## Exercise
Only the number is wanted: how many lines contain "this"?
** BEGIN Records shown **
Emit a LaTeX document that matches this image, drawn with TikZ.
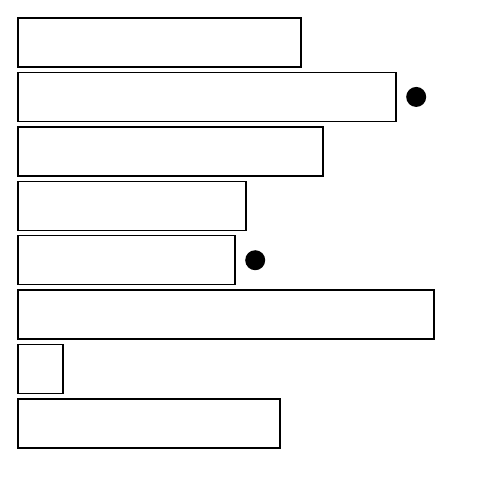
\documentclass[tikz,border=0pt]{standalone}
\usetikzlibrary{positioning}

\begin{document}
\begin{tikzpicture}[
    x		= 1pt,
    y		= -1pt,
    bar/.style	= {draw, line width = 1.5pt, rectangle, inner sep = 0pt, outer sep = 0pt, anchor = north west, minimum height = 49pt},
    mark dot/.style	= {fill, circle, inner sep = 0pt, minimum size = 20pt}
  ]
\useasboundingbox (0,0) rectangle (478,482);
% bars
\foreach \w [count=\i] in {283,378,305,228,217,416,45,262}
  \node[bar, minimum width = \w pt] (b\i) at (18,{18+(\i-1)*54.43}) {};
% dots
\node[mark dot, right = 10pt of b2] (d2) {};
\node[mark dot, right = 10pt of b5] (d5) {};
%
\end{tikzpicture}
\end{document}
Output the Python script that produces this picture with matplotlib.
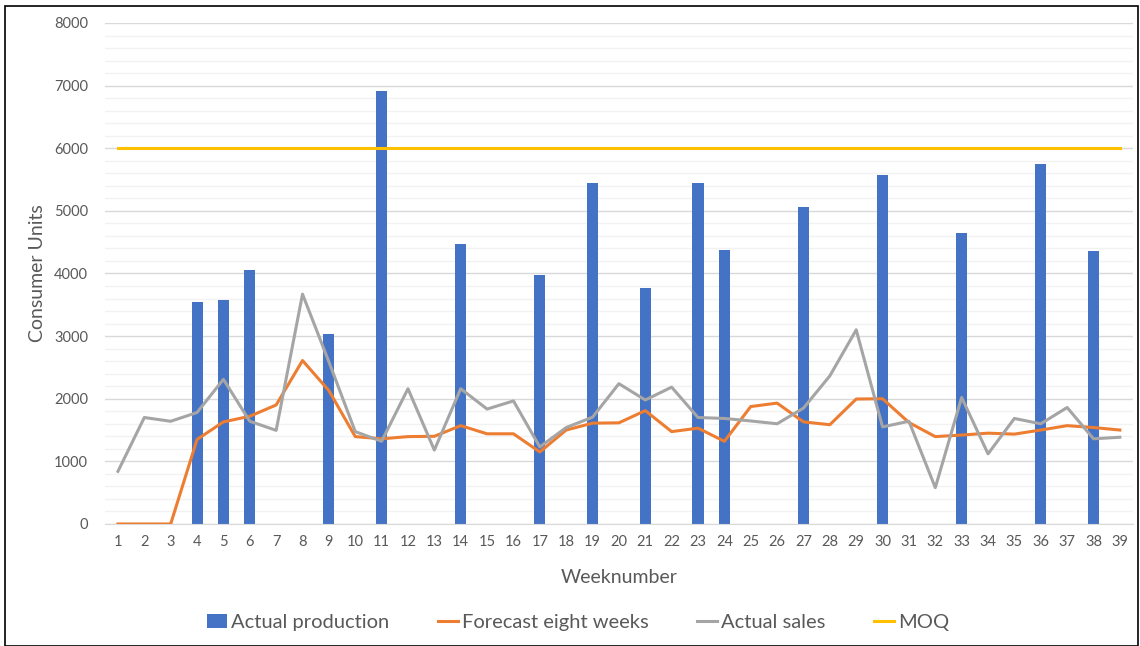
import numpy as np
import matplotlib
matplotlib.use('Agg')
import matplotlib.pyplot as plt
from matplotlib.patches import Rectangle
from matplotlib.ticker import MultipleLocator

weeks = list(range(1, 40))

production = {4: 3550, 5: 3575, 6: 4050, 9: 3040, 11: 6920, 14: 4470, 17: 3980,
              19: 5440, 21: 3770, 23: 5440, 24: 4380, 27: 5060, 30: 5570, 33: 4650,
              36: 5750, 38: 4360}

forecast = [0, 0, 0, 1350, 1630, 1720, 1900, 2610, 2130, 1395,
            1360, 1395, 1400, 1570, 1440, 1440, 1150, 1500, 1610, 1615,
            1810, 1475, 1530, 1320, 1875, 1930, 1630, 1585, 1995, 2000,
            1620, 1395, 1420, 1450, 1435, 1500, 1570, 1540, 1500]

sales = [840, 1700, 1640, 1780, 2310, 1640, 1495, 3670, 2590, 1475,
         1320, 2160, 1180, 2160, 1835, 1965, 1230, 1540, 1705, 2240,
         1980, 2185, 1700, 1685, 1645, 1600, 1850, 2365, 3100, 1550,
         1640, 580, 2020, 1120, 1685, 1600, 1860, 1360, 1385]

moq = [6000] * len(weeks)

TXT = '#595959'
plt.rcParams['font.family'] = ['Lato', 'DejaVu Sans']

fig = plt.figure(figsize=(11.4, 6.46), dpi=100)
ax = fig.add_axes([0.0919, 0.1889, 0.9020, 0.7755])

x = np.arange(len(weeks))
prod_vals = [production.get(w, 0) for w in weeks]
b = ax.bar(x, prod_vals, width=0.42, color='#4472C4', label='Actual production', zorder=2)
l1, = ax.plot(x, forecast, color='#ED7D31', lw=2.2, label='Forecast eight weeks', zorder=3)
l2, = ax.plot(x, sales, color='#A5A5A5', lw=2.2, label='Actual sales', zorder=3)
l3, = ax.plot(x, moq, color='#FFC000', lw=2.2, label='MOQ', zorder=3)

ax.set_xlim(-0.5, len(weeks) - 0.5)
ax.set_ylim(0, 8000)
ax.yaxis.set_major_locator(MultipleLocator(1000))
ax.yaxis.set_minor_locator(MultipleLocator(200))
ax.grid(axis='y', which='major', color='#D9D9D9', lw=1, zorder=0)
ax.grid(axis='y', which='minor', color='#F2F2F2', lw=1, zorder=0)
ax.set_axisbelow(True)

ax.set_xticks(x)
ax.set_xticklabels([str(w) for w in weeks])
ax.tick_params(axis='both', which='both', length=0, colors=TXT, labelsize=10.5)
ax.tick_params(axis='x', pad=8)
ax.tick_params(axis='y', pad=12)

for s in ['top', 'right', 'left']:
    ax.spines[s].set_visible(False)
ax.spines['bottom'].set_color('#D9D9D9')

ax.set_xlabel('Weeknumber', fontsize=14, color=TXT, labelpad=14)
ax.set_ylabel('Consumer Units', fontsize=14, color=TXT, labelpad=6)

fig.legend(handles=[b, l1, l2, l3], loc='center', bbox_to_anchor=(0.507, 0.036),
           ncol=4, frameon=False, fontsize=14.5, labelcolor=TXT, handlelength=1.0,
           handletextpad=0.2, columnspacing=2.4)

fig.patches.append(Rectangle((0.004, 0.0), 0.994, 0.99, transform=fig.transFigure,
                             fill=False, edgecolor='black', lw=1.2))

fig.savefig('out.png', dpi=100)
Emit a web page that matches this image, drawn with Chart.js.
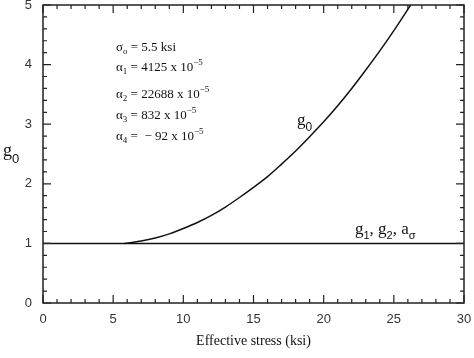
** END Records shown **
## Task answer
3